A Lover or Friend in Convict Attire Soars Away
Intimate betrayal meets cosmic liberation. The uniform signals distrust; the flight signals transcendence beyond your relationship. If you’re clinging to resentment, the psyche offers this surreal acquittal: release them and you release yourself. If you feel joy as they ascend, you’re ready to forgive. If you scream at them to come down, unfinished arguments still chain you.
Flying Convicts Drop Stones on the City
Freedom turns hostile. Projectiles of unresolved guilt rain onto streets. This is the collective shadow—society’s repressed crimes returning as airborne missiles. Personal translation: unspoken family secrets or workplace complicity are about to make headlines. Journaling prompt: “What truth am I dodging that might soon fall from the sky?”
Biblical & Spiritual Meaning
Scripture rarely endorses prisoners flying; Joseph languished in Pharaoh’s dungeon until divine interpretation freed him. Yet Isaiah promises, “Those who wait upon the LORD shall mount up with wings like eagles.” The convict-as-eagle is the redeemed sinner: stripes become feathers. Mystically, the dream heralds a jailbreak masterminded by grace. Totemically, the striped uniform is a cocoon; flight is resurrection. But beware spiritual bypassing—ascending before making amends turns wings into wax.
Psychological Analysis (Jungian & Freudian)
Jung: The convict embodies the Shadow, everything you exile from your ego. When the Shadow flies, integration begins. You stop denying the mistake and start utilizing the lesson it tattooed on you. Notice who else is in the sky—are they fellow exiles? Your psyche is forming a parliament of outcasts, each aspect negotiating terms for re-entry into consciousness.

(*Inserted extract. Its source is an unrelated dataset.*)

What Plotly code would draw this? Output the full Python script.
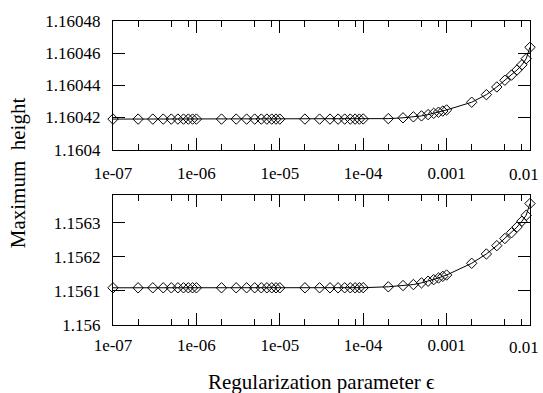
import plotly.graph_objects as go

# Regularization parameter values (x)
eps = [1e-7,
       2e-7, 3e-7, 4e-7, 5e-7, 6e-7, 7e-7, 8e-7, 9e-7, 1e-6,
       2e-6, 3e-6, 4e-6, 5e-6, 6e-6, 7e-6, 8e-6, 9e-6, 1e-5,
       2e-5, 3e-5, 4e-5, 5e-5, 6e-5, 7e-5, 8e-5, 9e-5, 1e-4,
       2e-4, 3e-4, 4e-4, 5e-4, 6e-4, 7e-4, 8e-4, 9e-4, 1e-3,
       2e-3, 3e-3, 4e-3, 5e-3, 6e-3, 7e-3, 8e-3, 9e-3, 1e-2]

# Maximum height, upper panel
height_top = [1.160419,
              1.160419, 1.160419, 1.160419, 1.160419, 1.160419, 1.160419, 1.160419, 1.160419, 1.160419,
              1.160419, 1.160419, 1.160419, 1.160419, 1.160419, 1.160419, 1.160419, 1.160419, 1.160419,
              1.160419, 1.160419, 1.160419, 1.160419, 1.160419, 1.160419, 1.160419, 1.160419, 1.1604191,
              1.1604193, 1.1604198, 1.1604204, 1.1604210, 1.1604218, 1.1604226, 1.1604233, 1.1604240, 1.1604247,
              1.1604295, 1.1604342, 1.1604390, 1.1604432, 1.1604464, 1.1604496, 1.1604528, 1.1604566, 1.1604637]

# Maximum height, lower panel
height_bottom = [1.1561092,
                 1.1561092, 1.1561092, 1.1561092, 1.1561092, 1.1561092, 1.1561092, 1.1561092, 1.1561092, 1.1561092,
                 1.1561092, 1.1561092, 1.1561092, 1.1561092, 1.1561092, 1.1561092, 1.1561092, 1.1561092, 1.1561092,
                 1.1561092, 1.1561092, 1.1561092, 1.1561092, 1.1561092, 1.1561092, 1.1561092, 1.1561092, 1.1561095,
                 1.1561121, 1.1561158, 1.1561187, 1.1561236, 1.1561285, 1.1561331, 1.1561380, 1.1561428, 1.1561466,
                 1.1561811, 1.1562084, 1.1562328, 1.1562538, 1.1562707, 1.1562874, 1.1563046, 1.1563219, 1.1563564]

x_tickvals = [1e-7, 1e-6, 1e-5, 1e-4, 1e-3, 1e-2]
x_ticktext = ["1e-07", "1e-06", "1e-05", "1e-04", "0.001", "0.01"]
x_minorvals = [2e-7, 5e-7, 8e-7, 2e-6, 5e-6, 8e-6, 2e-5, 5e-5, 8e-5,
               2e-4, 5e-4, 8e-4, 2e-3, 5e-3, 8e-3]

top_tickvals = [1.1604, 1.16042, 1.16044, 1.16046, 1.16048]
top_ticktext = ["1.1604", "1.16042", "1.16044", "1.16046", "1.16048"]
bottom_tickvals = [1.156, 1.1561, 1.1562, 1.1563]
bottom_ticktext = ["1.156", "1.1561", "1.1562", "1.1563"]

FONT = "Liberation Serif"

W, H = 543, 393
ML, MR, MT, MB = 113, 12, 15, 68
PW = W - ML - MR
PH = H - MT - MB
STAND_TOP, STAND_BOT = 8, 5

marker = dict(symbol="diamond-open", size=8, color="black", line=dict(width=1, color="black"))
line = dict(color="black", width=1)

fig = go.Figure()
fig.add_trace(go.Scatter(x=eps, y=height_top, mode="lines+markers", marker=marker, line=line,
                         xaxis="x", yaxis="y", cliponaxis=False, showlegend=False))
fig.add_trace(go.Scatter(x=eps, y=height_bottom, mode="lines+markers", marker=marker, line=line,
                         xaxis="x2", yaxis="y2", cliponaxis=False, showlegend=False))

# the last label sits at the page edge (cut in the original); drawn as an edge-anchored text instead
axis_ticktext = x_ticktext[:-1] + [""]

xcommon = dict(type="log", range=[-7.0001, -1.9999], tickmode="array", tickvals=x_tickvals, ticktext=axis_ticktext,
               ticks="inside", ticklen=12, tickwidth=1, tickcolor="black",
               showline=True, linecolor="black", linewidth=1, mirror="ticks",
               showgrid=False, zeroline=False,
               minor=dict(tickmode="array", tickvals=x_minorvals, ticks="inside", ticklen=6,
                          tickwidth=1, tickcolor="black", showgrid=False),
               tickfont=dict(family=FONT, size=17, color="black"))
ycommon = dict(ticks="inside", ticklen=12, tickwidth=1, tickcolor="black",
               showline=True, linecolor="black", linewidth=1, mirror="ticks",
               showgrid=False, zeroline=False, ticklabelstandoff=8, tickmode="array",
               tickfont=dict(family=FONT, size=17, color="black"))

edge_x = (542 - ML) / PW

fig.update_layout(
    width=W, height=H,
    margin=dict(l=ML, r=MR, t=MT, b=MB),
    paper_bgcolor="white", plot_bgcolor="white",
    xaxis=dict(domain=[0, 1], anchor="y", ticklabelstandoff=STAND_TOP, **xcommon),
    yaxis=dict(domain=[0.577, 1], anchor="x", range=[1.1604, 1.1604801],
               tickvals=top_tickvals, ticktext=top_ticktext, **ycommon),
    xaxis2=dict(domain=[0, 1], anchor="y2", ticklabelstandoff=STAND_BOT, **xcommon),
    yaxis2=dict(domain=[0, 0.426], anchor="x2", range=[1.156, 1.15638],
                tickvals=bottom_tickvals, ticktext=bottom_ticktext, **ycommon),
    annotations=[
        dict(text="Maximum\u00a0 height", textangle=-90, xref="paper", yref="paper",
             x=(18 - ML) / PW, y=0.5, xanchor="center", yanchor="middle",
             showarrow=False, font=dict(family=FONT, size=21, color="black")),
        dict(text="Regularization parameter \u03f5", xref="paper", yref="paper",
             x=0.5, y=-58 / PH, xanchor="center", yanchor="middle",
             showarrow=False, font=dict(family=FONT, size=21, color="black")),
        dict(text=x_ticktext[-1], xref="paper", yref="y domain", x=edge_x, y=0,
             xanchor="right", yanchor="middle", yshift=-(3 + STAND_TOP + 14),
             showarrow=False, font=dict(family=FONT, size=17, color="black")),
        dict(text=x_ticktext[-1], xref="paper", yref="y2 domain", x=edge_x, y=0,
             xanchor="right", yanchor="middle", yshift=-(3 + STAND_BOT + 14),
             showarrow=False, font=dict(family=FONT, size=17, color="black")),
    ],
)

post = ("document.documentElement.style.margin='0';document.documentElement.style.overflow='hidden';"
        "document.body.style.margin='0';document.body.style.overflow='hidden';"
        "var gd=document.getElementById('{plot_id}');gd.style.overflow='hidden';")
fig.write_html("out.html", post_script=post, config={"displayModeBar": False})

Freud: Stripes equal restraints—childhood rules, superego lashings. Flight is wish-fulfillment: the id thumbing its nose at the superego. If the convict is parental (many dreamers recognize Dad’s eyes under the cap), you’re escaping ancestral sentencing. Anxiety during flight reveals the superego’s last-ditch sabotage: “Enjoy the sky, but remember you’re still a fraud.”
What to Do Next?
- Reality-check your guilt ledger. List “crimes” you think you committed; cross off those already atoned.
- Write a parole letter to yourself from the warden: what behaviors are time-served?
- Practice “shadow flights”—daily five-minute meditations where you visualize the convict landing in your backyard for coffee. Ask what skill he brings (resilience? street-smarts?).
- If the dream recurs, sketch the prison layout; the architecture mirrors a rigid mindset you still inhabit (perfectionism, people-pleasing). Redesign it into a campus.
FAQ
Is dreaming of flying convicts a bad omen?
Not necessarily. Miller’s “disaster” reflects 1901 morality; modern readings see liberation. Emotions during the dream are the compass—terror warns of unresolved guilt; exhilaration signals earned release.
What if I feel guilty enjoying the flight?
That guilt is the old warden’s voice. Try a grounding ritual: upon waking, plant both feet on the floor and say aloud, “I accept the sky and the earth.” Integration neutralizes shame.
Can this dream predict someone’s actual release from jail?
Dreams rarely traffic in literal parole hearings. Instead, they prepare you psychologically for someone’s re-entry into your life—an ex-partner, estranged parent, or even your own “release” from grief.
Summary
Flying convicts are your shackled past sprouting wings, insisting that guilt can either chain you or catapult you. Heed the verdict: pardon yourself, and the sky rewrites its laws.
From the 1901 Archives"To dream of seeing convicts, denotes disasters and sad news. To dream that you are a convict, indicates that you will worry over some affair; but you will clear up all mistakes. For a young woman to dream of seeing her lover in the garb of a convict, indicates she will have cause to question the character of his love."